Experiments and modeling on cryogenic quenching enhancement by the structured capillary-porous coatings of surface

Abstract

In the present study, the influence of structured capillary-porous coatings of surface on cryogenic quenching by the falling liquid nitrogen film is investigated. The coating was produced by the directional plasma spraying technique. The cryogenic quenching experiments were performed on high-temperature vertical copper slab with bare surface and on the surfaces with different orientation of coating protrusions. Thermocouples and a high-speed digital video camera were employed to obtain a synchronized data on the temperature-time history of the transient process and the pattern of quench front propagation. The peculiarities of quench front dynamics and heat transfer in the transient process are studied.
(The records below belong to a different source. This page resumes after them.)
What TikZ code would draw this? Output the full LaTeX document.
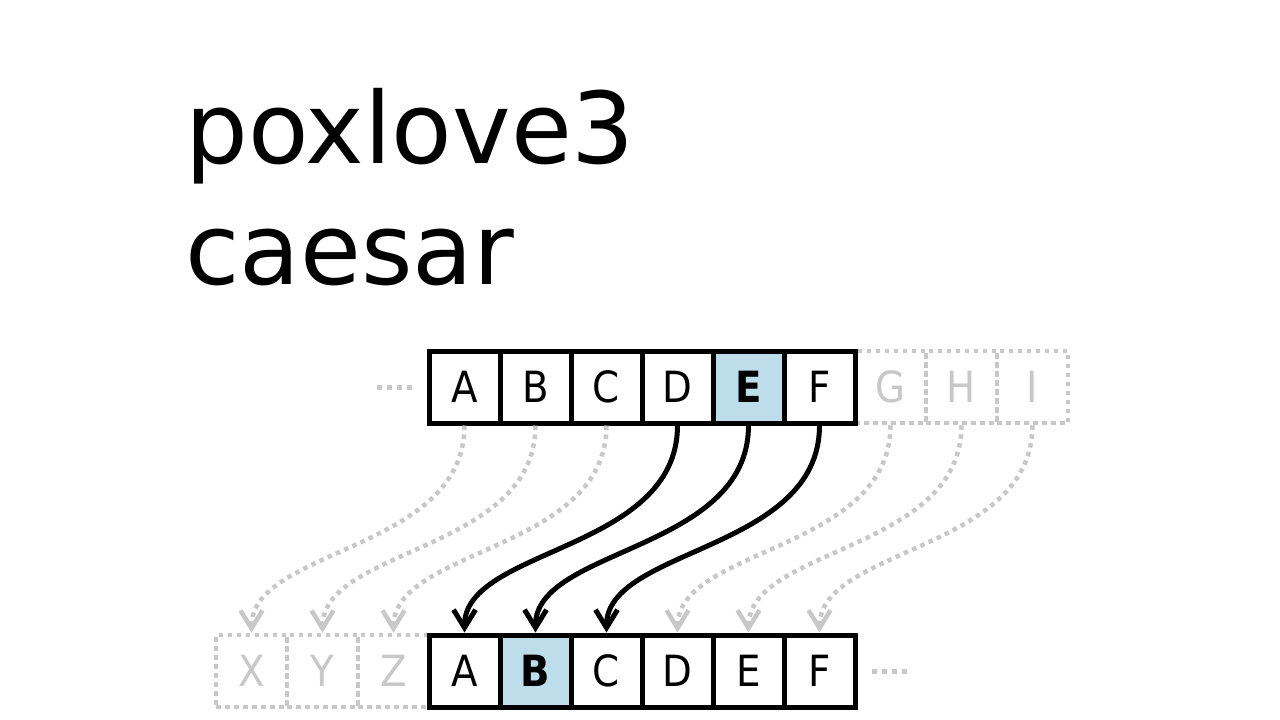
\documentclass[tikz,border=0pt]{standalone}
\usepackage{fontspec}
\setmainfont{DejaVu Sans}
\newfontfamily\cellfont{DejaVu Sans Condensed}
\usetikzlibrary{arrows.meta}
\definecolor{hl}{HTML}{BCDDE9}
\definecolor{ghost}{HTML}{C8C8C8}
\begin{document}
\begin{tikzpicture}[x=1pt,y=-1pt,
  cell/.style={draw=black, line width=5pt, minimum width=71pt, minimum height=72pt,
    inner sep=0pt, fill=white, font=\cellfont\fontsize{43}{43}\selectfont},
  hot/.style={cell, fill=hl, font=\cellfont\bfseries\fontsize{43}{43}\selectfont},
  ghostcell/.style={draw=ghost, line width=4.5pt, dash pattern=on 4.5pt off 4.5pt,
    minimum width=71pt, minimum height=72pt, inner sep=0pt, text=ghost,
    font=\cellfont\fontsize{43}{43}\selectfont},
  mapline/.style={draw=black, line width=5pt, -{Straight Barb[length=18pt,width=22pt]}},
  ghostline/.style={mapline, draw=ghost, line width=4.5pt, dash pattern=on 4.5pt off 4.5pt},
  moredots/.style={draw=ghost, line width=5pt, dash pattern=on 5pt off 5pt},
  titletext/.style={anchor=base west, inner sep=0pt, font=\fontsize{99}{120}\selectfont}]
\useasboundingbox (0,0) rectangle (1280,720);

% title
\node[titletext] (t1) at (185,163) {poxlove3};
\node[titletext] (t2) at (185,284) {caesar};

% top row
\node[ghostcell] (tG) at (890.5,387) {G};
\node[ghostcell] (tH) at (961.5,387) {H};
\node[ghostcell] (tI) at (1032.5,387) {I};
\node[cell] (tA) at (464.5,387) {A};
\node[cell] (tB) at (535.5,387) {B};
\node[cell] (tC) at (606.5,387) {C};
\node[cell] (tD) at (677.5,387) {D};
\node[hot]  (tE) at (748.5,387) {E};
\node[cell] (tF) at (819.5,387) {F};

% bottom row
\node[ghostcell] (bX) at (251.5,671) {X};
\node[ghostcell] (bY) at (322.5,671) {Y};
\node[ghostcell] (bZ) at (393.5,671) {Z};
\node[cell] (bA) at (464.5,671) {A};
\node[hot]  (bB) at (535.5,671) {B};
\node[cell] (bC) at (606.5,671) {C};
\node[cell] (bD) at (677.5,671) {D};
\node[cell] (bE) at (748.5,671) {E};
\node[cell] (bF) at (819.5,671) {F};

% ellipses
\coordinate (l1) at (377,387);
\coordinate (l2) at (412,387);
\coordinate (r1) at (872,671);
\coordinate (r2) at (907,671);
\draw[moredots] (l1) -- (l2);
\draw[moredots] (r1) -- (r2);

% ghost arrows
\foreach \s/\t in {tA/bX, tB/bY, tC/bZ, tG/bD, tH/bE, tI/bF}
  \draw[ghostline] (\s.south) .. controls +(0,126) and +(0,-85) .. (\t.north);

% main arrows
\foreach \s/\t in {tD/bA, tE/bB, tF/bC}
  \draw[mapline] (\s.south) .. controls +(0,126) and +(0,-85) .. (\t.north);
\end{tikzpicture}
\end{document}
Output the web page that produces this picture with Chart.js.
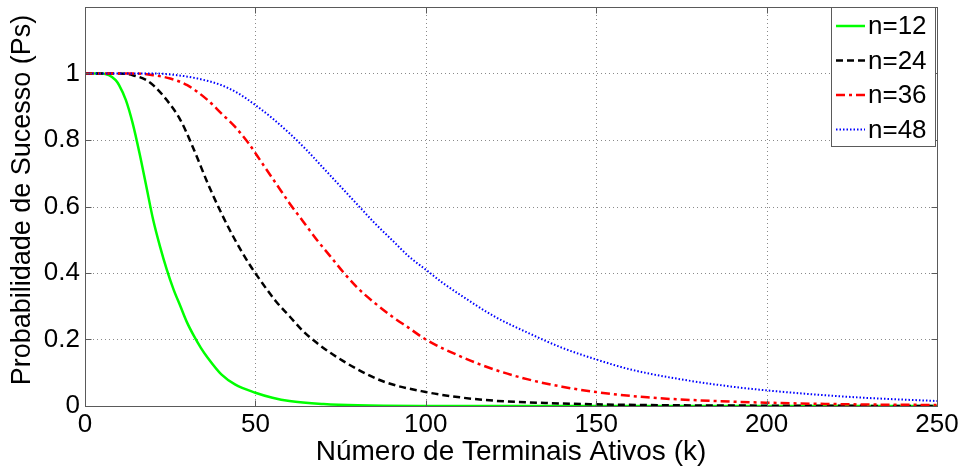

The created numerical model determines the quench front velocity and the temperature fields in the heater, varying in space and time. The dynamic pattern of quench front propagation obtained numerically satisfactorily correlates with the observed in the experiments one. The heat transfer curves during quenching were determined for different surfaces based on the experimental cooling thermograms and visualization data. The results show that the cooling rate is influenced by the thermal properties of the coating as well as the geometry of the protrusions on the solid surface. The presence of capillary-porous coating significantly affects the dynamics of quenching, which results in the decrease more then threefold of the total quench time. In this way, the structured capillary-porous coating is a method for reducing the time and the total mass of cryogenic fluid required for a quenching process. The effect is due to the fact that the initialization of a quench front on a specimen with the coating occurs at a temperature significantly higher than the thermodynamic limit of a liquid superheat, when a stable solid-liquid contact is thermodynamically impossible. This phenomenon appears as a result of local contacts of the crests of wavy liquid flow at the liquid-vapor interface with the protrusions on the modified surface. The results indicated also the minimum film boiling temperature increase on heat transfer surface coated with capillary-porous layer. This increased temperature caused earlier transition to nucleate boiling, which results in the decrease in the quenching time. The results reliability is confirmed by direct comparison with experimental data on the quench front dynamics, velocity and geometry.